新国立劇場、オペラが初めての子どもたちへおくる『オペラをつくろう! 小さなエントツそうじ屋さん』を上演
2025年5月5日(月・祝)~5月6日(火・休)新国立劇場 小劇場にて、こどものためのオペラ劇場 2025『オペラをつくろう! 小さなエントツそうじ屋さん』が上演される。
オペラというのは、登場人物の気持ちやせりふを「歌うこと」で表現してストーリーが進行する、お芝居と音楽が融合した舞台芸術。今年のゴールデンウィークに、新国立劇場が初めてオペラを観る子どもたちへ向けて、「こどものためのオペラ劇場」を行う。
本公演『オペラをつくろう!小さなエントツそうじ屋さん』を作曲したベンジャミン・ブリテンは、20世紀イギリスを代表する作曲家。オペラやバレエなど、舞台のための作品も沢山作っているが、子どものための作品もライフワークとしていた。管弦楽曲『青少年のための管弦楽入門』は、世界中で音楽鑑賞教材として親しまれている名曲だ。そのブリテンの愛情がたっぷり詰まった『オペラをつくろう!小さなエントツそうじ屋さん』は、世界中で愛されている作品でもある。
オペラ『小さなエントツそうじ屋さん』には、客席の子どもたちが歌うためのとっておきの洒脱な曲が含まれているのが特徴。子どもたちも自然と、能動的にオペラの世界に入り込んでいく仕掛けになっている。第1部は子どもたちと大人の会話からオペラ創りが始まる劇。「オペラって何?」「私たちにもオペラができるかな」という会話から、この舞台は動き出す。第2部は客席の観客も一緒に歌って参加する、劇中歌の「リハーサル」。そして第3部としていよいよ、皆で創り上げたオペラ『小さなエントツそうじ屋さん』が舞台にかかる。子どもたちを自然と巻き込んでオペラへ誘う趣向は、いっそうの楽しさと一体感、達成感をもたらす。子どもたちも参加しながらスピーディーに進むため、「オペラなんて難しそう」「飽きてしまうかも」という心配はないはず。

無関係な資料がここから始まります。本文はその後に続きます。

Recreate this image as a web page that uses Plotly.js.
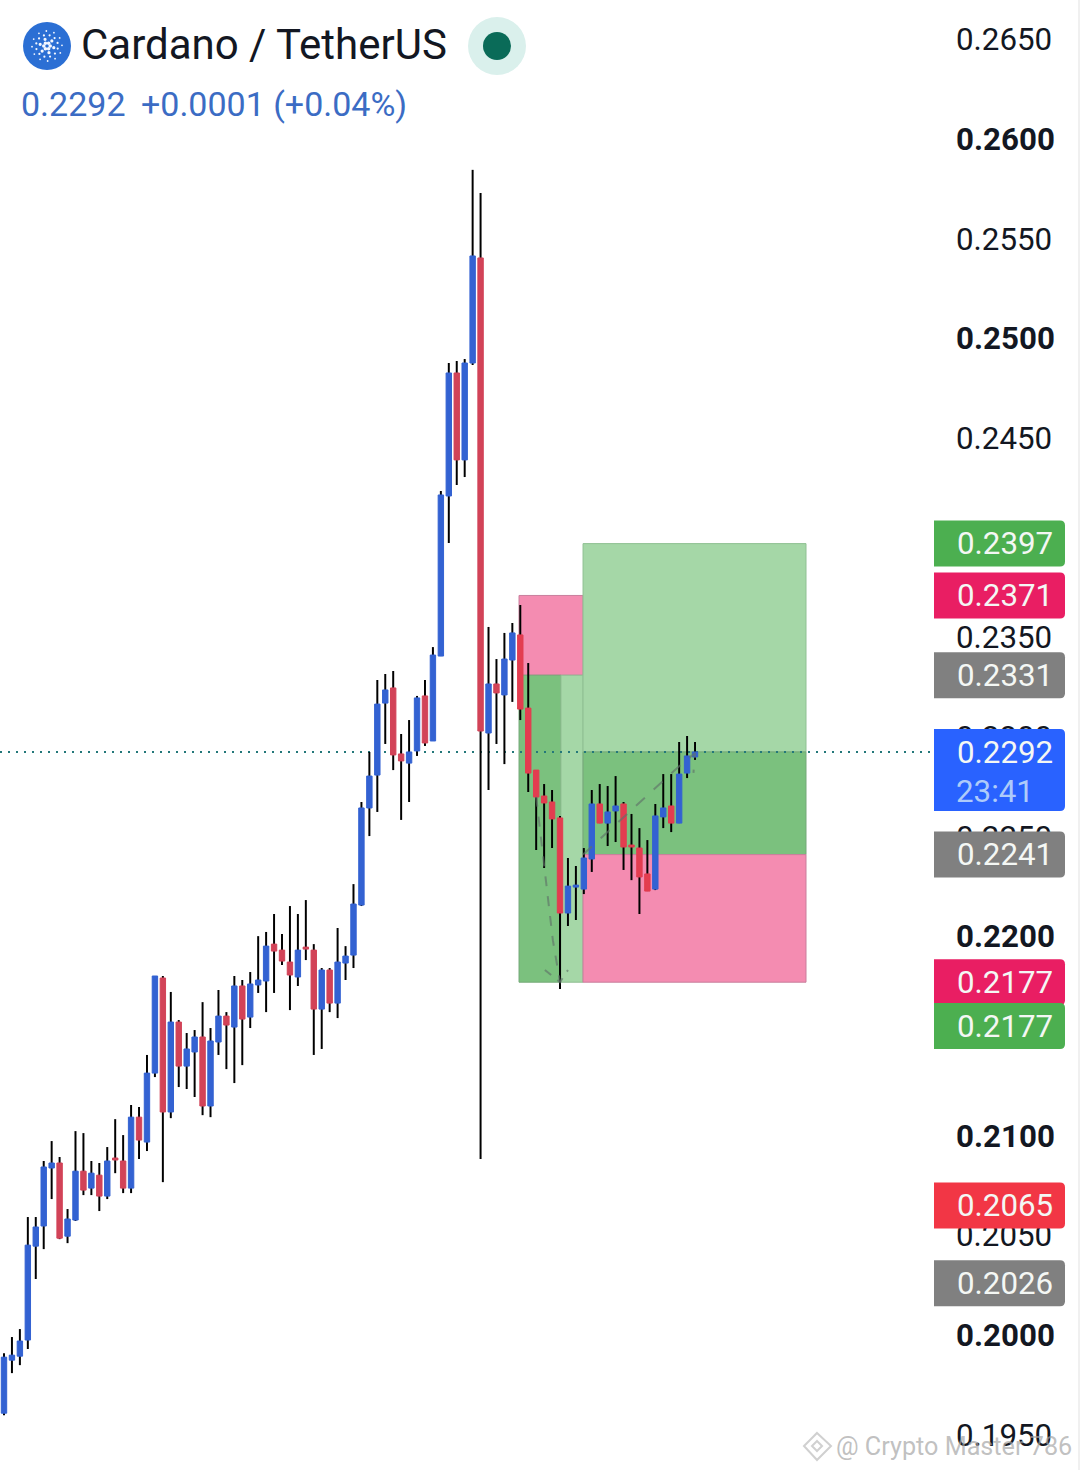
<!DOCTYPE html>
<html><head><meta charset="utf-8">
<script src="https://cdn.plot.ly/plotly-3.0.1.min.js"></script>
<style>html,body{margin:0;padding:0;background:#fff}#chart{width:1080px;height:1470px}</style>
</head><body><div id="chart"></div>
<script>
// ---- chart data: one value per candle ----
const opens = [.19608,.19874,.19894,.19975,.20446,.20547,.20838,.20863,.20496,.20577,.20822,.20737,.20802,.20697,.20888,.20873,.20737,.21093,.20968,.21314,.21791,.21119,.21570,.21349,.21420,.21495,.21149,.21470,.21600,.21545,.21751,.21595,.21756,.21776,.21961,.21931,.21871,.21796,.21946,.21931,.21635,.21831,.21665,.21866,.21906,.22157,.22644,.22809,.23170,.23246,.22915,.22869,.22930,.23206,.22980,.23406,.24209,.24826,.24390,.24876,.25403,.23020,.23266,.23211,.23386,.23512,.23145,.22834,.22704,.22674,.22594,.22117,.22247,.22237,.22388,.22664,.22568,.22629,.22664,.22458,.22443,.22313,.22237,.22599,.22654,.22568,.22819,.22900];
const highs = [.19909,.19990,.20030,.20592,.20592,.20873,.20973,.20893,.20632,.21023,.21013,.20873,.20863,.20943,.21083,.21003,.21154,.21144,.21405,.21801,.21801,.21721,.21580,.21515,.21530,.21670,.21540,.21731,.21620,.21801,.21781,.21821,.22001,.22022,.22112,.22012,.22152,.22112,.22182,.21961,.21841,.21841,.22042,.21951,.22262,.22674,.22925,.23286,.23316,.23331,.23015,.23085,.23206,.23286,.23451,.24234,.24876,.24886,.24896,.25845,.25729,.23552,.23391,.23522,.23572,.23662,.23371,.22834,.22764,.22734,.22604,.22393,.22353,.22443,.22734,.22764,.22754,.22804,.22674,.22614,.22543,.22483,.22664,.22814,.22814,.22975,.23005,.22975];
const lows = [.19598,.19809,.19849,.19930,.20281,.20431,.20682,.20481,.20461,.20572,.20702,.20702,.20622,.20682,.20812,.20712,.20712,.20883,.20923,.21294,.20767,.21088,.21244,.21234,.21194,.21103,.21093,.21405,.21334,.21264,.21354,.21540,.21716,.21620,.21716,.21856,.21630,.21751,.21881,.21405,.21435,.21620,.21590,.21781,.21841,.22152,.22503,.22624,.22965,.22834,.22584,.22674,.22905,.22955,.22980,.23406,.23973,.24264,.24304,.24866,.20883,.22734,.22965,.22864,.23176,.23085,.22724,.22433,.22343,.22443,.21736,.22052,.22082,.22212,.22323,.22568,.22453,.22473,.22333,.22282,.22112,.22227,.22232,.22543,.22523,.22568,.22794,.22885];
const closes = [.19889,.19899,.19970,.20451,.20542,.20843,.20863,.20486,.20582,.20822,.20727,.20812,.20697,.20873,.20878,.20737,.21093,.20978,.21314,.21801,.21119,.21570,.21349,.21435,.21495,.21149,.21475,.21600,.21555,.21751,.21585,.21761,.21781,.21951,.21926,.21876,.21806,.21931,.21936,.21635,.21831,.21665,.21871,.21901,.22162,.22644,.22804,.23165,.23236,.22910,.22880,.22925,.23196,.22970,.23411,.24214,.24826,.24390,.24876,.25413,.23030,.23266,.23221,.23391,.23522,.23140,.22819,.22699,.22669,.22589,.22117,.22252,.22257,.22393,.22664,.22568,.22624,.22654,.22448,.22448,.22298,.22227,.22604,.22644,.22568,.22814,.22905,.22925];
const barIndex = opens.map((_, i) => i);

const tickValues = [.265,.26,.255,.25,.245,.235,.23,.225,.22,.21,.205,.20,.195];
const tickLabels = ['0.2650','<b>0.2600</b>','0.2550','<b>0.2500</b>','0.2450','0.2350','0.2300','0.2250','<b>0.2200</b>','<b>0.2100</b>','0.2050','<b>0.2000</b>','0.1950'];

// drawing-tool zones, as bar index ranges and price ranges
const zoneBars = {leftStart: 64.84, leftSplit: 70.12, split: 72.9, rightEnd: 100.97, lineEnd: 116.83};
const zonePrices = {tpTop: .2397, last: .22925, entry: .2241, stop: .2177, leftTop: .2371, leftMid: .2331};

// hand-drawn dashed path
const pathAX = [67, 68.1, 69.1, 70];
const pathAY = [.2270, .22318, .21981, .2177];
const headX = [68.1, 70, 71];
const headY = [.21831, .2177, .21831];
const pathBX = [72.9, 79.4, 84.9, 87, 86.8];
const pathBY = [.2241, .2265, .2285, .2292, .2282];

// price badges on the axis
const badgeText = ['0.2397','0.2371','0.2331','0.2292','0.2241','0.2177','0.2177','0.2065','0.2026'];
const badgePrice = [.2397,.2371,.2331,.2292,.2241,.2177,.2155,.2065,.2026];
const badgeColor = ['#4caf50','#e91e63','#808080','#2962ff','#808080','#e91e63','#4caf50','#f23645','#808080'];

const BLUE = '#3362d2', RED = '#d24358', RED2 = '#e33d50', W = 1080, H = 1470, PW = 950, RECENT = 65;
const px = x => x / PW, py = y => 1 - y / H;
const up = opens.map((o, i) => closes[i] >= o);
const bodyTop = opens.map((o, i) => Math.max(o, closes[i]));
const bodyBot = opens.map((o, i) => Math.min(o, closes[i]));

const hl = {hoverinfo: 'skip', showlegend: false};
const bodies = (ids, red) => ({type:'candlestick', x:ids, open:ids.map(i=>up[i]?bodyBot[i]:bodyTop[i]), high:ids.map(i=>bodyTop[i]), low:ids.map(i=>bodyBot[i]),
   close:ids.map(i=>up[i]?bodyTop[i]:bodyBot[i]), whiskerwidth:0,
   increasing:{line:{color:BLUE,width:1},fillcolor:BLUE}, decreasing:{line:{color:red,width:1},fillcolor:red}, ...hl});
const traces = [
  {type:'bar', x:barIndex, base:lows, y:highs.map((h,i)=>h-lows[i]), width:.25, marker:{color:'#000',line:{width:0}}, ...hl},
  {type:'scatter', mode:'lines', x:pathAX, y:pathAY, line:{color:'rgba(95,115,105,.65)',width:2,dash:'10px,10px'}, ...hl},
  {type:'scatter', mode:'lines', x:headX, y:headY, line:{color:'rgba(95,115,105,.65)',width:2,dash:'8px,8px'}, ...hl},
  {type:'scatter', mode:'lines', x:pathBX, y:pathBY, line:{color:'rgba(95,115,105,.65)',width:2,dash:'12px,12px'}, ...hl},
  bodies(barIndex.filter(i=>i<RECENT), RED),
  bodies(barIndex.filter(i=>i>=RECENT), RED2)
];

const rect = (x0,x1,y0,y1,fill,border) => ({type:'rect',xref:'x',yref:'y',x0,x1,y0,y1,layer:'below',fillcolor:fill,line:{color:border||fill,width:1}});
const z = zoneBars, p = zonePrices;
const shapes = [
  rect(z.leftStart,z.split,p.leftMid,p.leftTop,'#f48cb1','#c97f9c'),
  rect(z.leftStart,z.leftSplit,p.stop,p.leftMid,'#7bc17e','#74a878'),
  rect(z.leftSplit,z.split,p.stop,p.leftMid,'#a5d7a7','#8fbd92'),
  rect(z.split,z.rightEnd,p.last,p.tpTop,'#a5d7a7','#8fc093'),
  rect(z.split,z.rightEnd,p.entry,p.last,'#7bc17e','#74a878'),
  rect(z.split,z.rightEnd,p.stop,p.entry,'#f48cb1','#c97f9c'),
  {type:'line',layer:'below',xref:'x',yref:'y',x0:-.5036,x1:z.lineEnd,y0:p.last,y1:p.last,line:{color:'#24787a',width:2,dash:'2px,6px'}},
  {type:'line',layer:'above',xref:'paper',yref:'paper',x0:px(1079),x1:px(1079),y0:0,y1:1,line:{color:'#f0f0f0',width:2}}
];

// badges: rounded rectangles anchored on their price
function badgePath(top, bottom){
  const l=-16, r=115, a=5;
  return `M ${l} ${top} L ${r-a} ${top} Q ${r} ${top} ${r} ${top-a} L ${r} ${bottom+a} Q ${r} ${bottom} ${r-a} ${bottom} L ${l} ${bottom} Z`;
}
badgeText.forEach((t,i)=>{
  const tall = i===3;
  shapes.push({type:'path',layer:'above',xref:'paper',yref:'y',xsizemode:'pixel',ysizemode:'pixel',
    xanchor:1,yanchor:badgePrice[i],path:tall?badgePath(24,-58):badgePath(23,-23),fillcolor:badgeColor[i],line:{width:0}});
});

// header logo and status dot
const circle=(cx,cy,r,fill)=>({type:'circle',layer:'above',xref:'paper',yref:'paper',x0:px(cx-r),x1:px(cx+r),y0:py(cy+r),y1:py(cy-r),fillcolor:fill,line:{width:0}});
shapes.push(circle(47,46,24,'#2b6fd4'));
[[0,3.2,1.8,6],[6,7,1.6,6],[6,11,1.1,12],[12,15,.9,12]].forEach(([off,r,s,n])=>{
  for(let k=0;k<n;k++){
    const t=(k/n)*2*Math.PI+off*.04;
    shapes.push(circle(47+r*Math.cos(t),46+r*Math.sin(t),s,'#f4f8ff'));
  }
});
shapes.push(circle(497,46,29,'#daf0ec'), circle(497,46,14,'#0a6b58'));
// watermark mark
const wm='rgba(170,170,170,.55)';
shapes.push({type:'path',layer:'above',xref:'paper',yref:'paper',
  path:`M ${px(817)} ${py(1433)} L ${px(831)} ${py(1446)} L ${px(817)} ${py(1460)} L ${px(804)} ${py(1446)} Z`,
  fillcolor:'rgba(0,0,0,0)',line:{color:wm,width:2}});
shapes.push({type:'path',layer:'above',xref:'paper',yref:'paper',
  path:`M ${px(817)} ${py(1441)} L ${px(822)} ${py(1446)} L ${px(817)} ${py(1451)} L ${px(812)} ${py(1446)} Z`,
  fillcolor:'rgba(0,0,0,0)',line:{color:wm,width:2}});

const txt=(text,x,y,size,color)=>({text,xref:'paper',yref:'paper',x:px(x),y:py(y),xanchor:'left',yanchor:'middle',showarrow:false,
  font:{family:'Roboto',size,color},borderpad:0});
const annotations=[
  txt('Cardano / TetherUS',80,44.5,42,'#131722'),
  txt('0.2292',20,104,34,'#3b6cc4'),
  txt('+0.0001 (+0.04%)',140,104,34,'#3b6cc4'),
  txt('23:41',955,791,31.3,'#aecbfa'),
  txt('@ Crypto Master 786',835,1446,25.2,'rgba(165,165,165,.7)')
];
badgeText.forEach((t,i)=>{
  annotations.push({text:t,xref:'paper',yref:'y',x:px(955),y:badgePrice[i],xanchor:'left',yanchor:'middle',showarrow:false,
    font:{family:'Roboto',size:31.3,color:'#f4f7f4'}});
});

const layout={
  width:W,height:H,margin:{l:0,r:W-PW,t:0,b:0,pad:0},paper_bgcolor:'#fff',plot_bgcolor:'#fff',showlegend:false,boxgap:.32,boxgroupgap:0,barmode:'overlay',
  xaxis:{type:'linear',range:[-.5036,119.1],visible:false,fixedrange:true,rangeslider:{visible:false}},
  yaxis:{side:'right',range:[.19323,.26697],tickmode:'array',tickvals:tickValues,ticktext:tickLabels,showgrid:false,zeroline:false,
    showline:false,ticks:'',ticklabelstandoff:5,fixedrange:true,automargin:false,tickfont:{family:'Roboto',size:31.3,color:'#131722'}},
  shapes,annotations
};
Plotly.newPlot('chart',traces,layout,{displayModeBar:false,staticPlot:true});
</script></body></html>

『小さなエントツそうじ屋さん』の物語は、煙突掃除として働かされている幼い男の子サムに出会ったお屋敷の子どもたちが、サムを助けようと力をあわせて作戦を立て、実行する物語。サムに同情した子どもたちは、みんなで知恵を絞って力を合わせ、悪い大人たちを出し抜いて、サムを助け出す。子どもたちの間には温かな友情が生まれ、ドキドキしながら夜明けを待って作戦を決行し、サムを希望に満ちた自由な世界へ送り出す。本作では、子どもたちの驚きや喜び、恐れ、幸福感が美しい音楽になって描かれている。曲と曲はせりふで繋がれており、オペラが初めてという子どもたちも、スムーズに展開についていくことができる。
出演者は、幼い男の子サム役をはじめとする小さな子どもたちを演じる子どもたちと、日頃オペラで活躍する、新国立劇場合唱団メンバーを中心とした大人のオペラ歌手たち。サム、ソフィー、ヒュー、ティナの4役に出演する子どもたち(ダブルキャスト)は後日発表。
また、今回の上演では、舞台を移動遊園地のサーカス小屋のようなイメージで創られる。劇場に足を踏み入れた瞬間から、楽しそうな物語の世界にワクワクするはず。舞台ならではのちょっとノスタルジックでアナログな演出もあり。もちろん、美しい歌声や目の前で演奏する2台のピアノと弦楽器、打楽器によるアンサンブルも、きっと心に染みるだろう。創り手の想いの詰まった舞台芸術の良さを、全身で受け止めてみてはいかがだろうか。
【ものがたり】
小さな男の子サムは、意地のわるい男ボブとクレムのもとで、エントツそうじの仕事をさせられている。ある日エントツに入ってそうじをしていたサムは、体がはさまって出られなくなってしまう。エントツから聞こえるさけび声に気づいた、その家の子どもたち——ジュリエット、ソフィー、ゲイ、そしていとこのジョンにヒューとティナ——は、中に男の子がいるのにびっくり。みんなでサムを引っぱり出してボブとクレムに見つからないようにかくし、すすだらけの体をおふろでピカピカにあらい、食べ物を食べさせる。サムからつらい生活の話を聞いた子どもたちは、何とかしてサムをボブとクレムから助け出して家へ帰そうと、サムをにがす作戦を立て始めた……。